Holding — Joplin, J.
- The Court of Civil Appeals of Oklahoma held that the trial court did not err in its judgment and affirmed the ruling in favor of the Brewers, awarding them damages for breach of contract.
Rule
- A party may terminate a contract for a material breach if the contract explicitly allows for such termination and the breaching party fails to comply with the terms.
Reasoning
- The court reasoned that the contract explicitly allowed for termination in the event of a material breach.
- J-Six Farms' unilateral decision to reduce the price paid for weaner piglets constituted a breach of the contract, especially since there was no written modification agreed upon by both parties as required by the contract terms.
- The court noted that the Brewers accepted the reduced payments under economic duress, given the market conditions and their financial obligations.
- The evidence presented supported the Brewers' claim of underpayment, and the court found that J-Six Farms failed to provide valid evidence justifying its actions under the Uniform Commercial Code.
- Furthermore, the court determined that J-Six Farms’ claim of impracticability was unfounded, as the contract had accounted for price fluctuations with a set floor price.
- Thus, the trial court's findings were supported by competent evidence, justifying the award of damages and attorney's fees to the Brewers.
Deep Dive: How the Court Reached Its Decision
Court's Analysis of Material Breach
The court determined that J-Six Farms' unilateral decision to reduce the price paid for weaner piglets constituted a material breach of the contract between the parties. The contract explicitly allowed for termination in the event of a material breach, and the court found that J-Six Farms failed to meet the contractual terms by not adhering to the agreed-upon pricing structure. The evidence showed that the Brewers had communicated their objections to the price reduction and had asserted their rights under the contract. Furthermore, the court emphasized that no written modification, as required by the contract, was ever agreed upon by both parties, thereby maintaining the original terms. The court concluded that J-Six Farms acted outside the boundaries of the contract, which justifies the Brewers’ decision to terminate the contract.

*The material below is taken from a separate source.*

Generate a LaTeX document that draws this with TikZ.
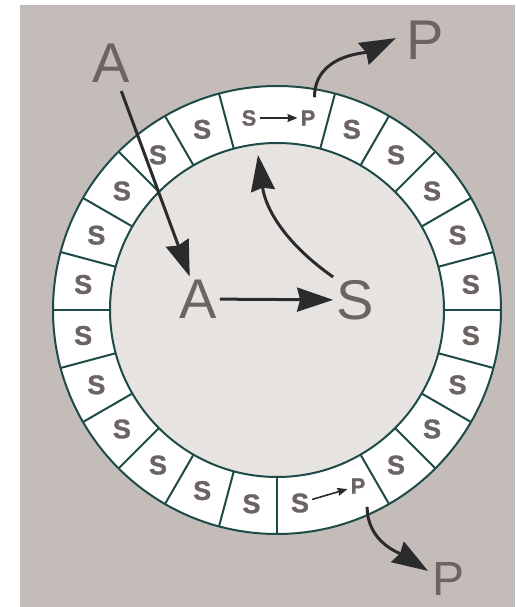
\documentclass[tikz,border=0pt]{standalone}
\usepackage{fontspec}
\setmainfont{Liberation Sans}
\newfontfamily\heavysans{Liberation Sans Bold}[FakeBold=1.2]
\usetikzlibrary{arrows.meta}

\definecolor{bggray}{RGB}{196,188,185}
\definecolor{diskgray}{RGB}{231,227,225}
\definecolor{ringline}{RGB}{30,74,72}
\definecolor{txtgray}{RGB}{108,100,98}
\definecolor{arrowdark}{RGB}{42,43,45}

\begin{document}
\begin{tikzpicture}[x=1pt, y=1pt,
    bigtxt/.style={text=txtgray, inner sep=3pt,
        font=\fontsize{56}{60}\selectfont},
    ringtxt/.style={text=txtgray, inner sep=2pt,
        font=\fontsize{27}{29}\heavysans},
    smalltxt/.style={text=txtgray, inner sep=2pt,
        font=\fontsize{22}{24}\heavysans},
    bigarrow/.style={draw=arrowdark, line width=3pt,
        -{Stealth[length=36pt, width=24pt, inset=3pt]}},
    smallarrow/.style={draw=arrowdark, line width=1.6pt,
        -{Stealth[length=10pt, width=8pt, inset=1pt]},
        shorten <=1pt, shorten >=1pt}
]
\useasboundingbox (-277,-297) rectangle (238,310);
\fill[bggray] (-257,-297) rectangle (238,305);

% cell: ring of 22 compartments round the inner disk
\fill[white] (0,0) circle[radius=224pt];
\fill[diskgray] (0,0) circle[radius=167pt];
\draw[ringline, line width=2pt] (0,0) circle[radius=224pt];
\draw[ringline, line width=2pt] (0,0) circle[radius=167pt];
\foreach \a in {0,15,...,75,105,120,...,270,300,315,330,345}
    \draw[ringline, line width=2pt] (\a:167) -- (\a:224);
\foreach \a [count=\i] in {7.5,22.5,...,67.5,112.5,127.5,...,262.5,307.5,322.5,337.5,352.5}
    \node[ringtxt] (s\i) at (\a:195.5) {S};

% the two compartments that turn S into P
\node[smalltxt] (stop) at (-28,192) {S};
\node[smalltxt] (ptin) at (31,192) {P};
\draw[smallarrow] (stop) -- (ptin);
\node[ringtxt] (sbot) at (23,-193) {S};
\node[smalltxt] (pbin) at (81,-176) {P};
\draw[smallarrow] (sbot) -- (pbin);

% outer and inner labels
\node[bigtxt] (atop) at (-166,247) {A};
\node[bigtxt] (acen) at (-79,11) {A};
\node[bigtxt] (scen) at (78,10) {S};
\node[bigtxt] (ptop) at (148,270) {P};
\node[bigtxt, font=\fontsize{48}{52}\selectfont] (pbot) at (172,-269) {P};
\coordinate (topin) at (-19,155);
\coordinate (topexit) at (80:216);
\coordinate (botexit) at (-65.4:216.6);

% arrows
\draw[bigarrow, shorten <=6pt] (atop) -- (acen);
\draw[bigarrow] (acen) -- (scen);
\draw[bigarrow] (scen.north west) to[out=145, in=-82] (topin);
\draw[bigarrow, shorten >=8pt] (topexit) to[out=90, in=206] (ptop.166);
\draw[bigarrow, shorten >=2pt] (botexit) to[out=-90, in=148] (pbot.160);
\end{tikzpicture}
\end{document}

Economic Duress Consideration
The court also considered the concept of economic duress, recognizing that the Brewers were compelled to accept the reduced payments due to their financial pressures and the lack of alternative buyers for their weaner piglets. The court noted that the Brewers' acceptance of lower payments was not voluntary, given the dire circumstances they faced, including rising operating expenses and debt obligations. This duress undermined the legitimacy of any implied agreement that might have suggested the Brewers accepted the modified payment terms willingly. The court highlighted that the Brewers' situation exemplified the elements of economic duress, which ultimately influenced their actions and justifications for terminating the contract. This analysis supported the court's finding that the Brewers were justified in asserting a material breach by J-Six Farms.
Application of the Uniform Commercial Code
The court evaluated J-Six Farms' reliance on provisions of the Uniform Commercial Code (UCC) to argue against the claim of material breach. The court determined that J-Six Farms misapplied the UCC, as the specific sections cited addressed sellers' rights and obligations, whereas the current case concerned a seller's unilateral price reduction and the resulting breach of contract. The court asserted that the contract's floor price provision indicated a mutual understanding of price fluctuations, negating J-Six Farms’ claims of commercial impracticability. Additionally, the court pointed out that the evidence did not support J-Six Farms' assertion of an inability to pay the minimum contract price, further weakening its defense under the UCC. This analysis demonstrated that J-Six Farms had not adequately justified its failure to comply with the contractual terms as per the UCC framework.
Findings on Underpayment
The court found substantial evidence supporting the Brewers' claims of underpayment by J-Six Farms. Testimony and documentation revealed that J-Six Farms had failed to pay the agreed-upon price for the piglets delivered over several months, leading to significant financial losses for the Brewers. The Brewers provided an itemized statement that detailed the underpayments, totaling over $36,000. The court recognized that the evidence constituted competent support for the Brewers' position, reinforcing their claim for damages. This finding was crucial in affirming the trial court's decision to award damages to the Brewers for the breach of contract.
Attorney's Fees and Costs
The court upheld the trial court's decision to award attorney's fees and costs to the Brewers, ruling that the award was justified given the successful outcome of their breach of contract claim. Since the trial court's judgment was deemed free of legal error and supported by competent evidence, the Brewers were entitled to recover fees as prevailing parties under the applicable statute. J-Six Farms' arguments against the award were dismissed, as they failed to file an amended petition in error to challenge the post-trial order within the required time frame. The court emphasized that the legal processes and requirements established in the jurisdiction were adhered to, thus validating the trial court's award of attorney's fees and costs to the Brewers.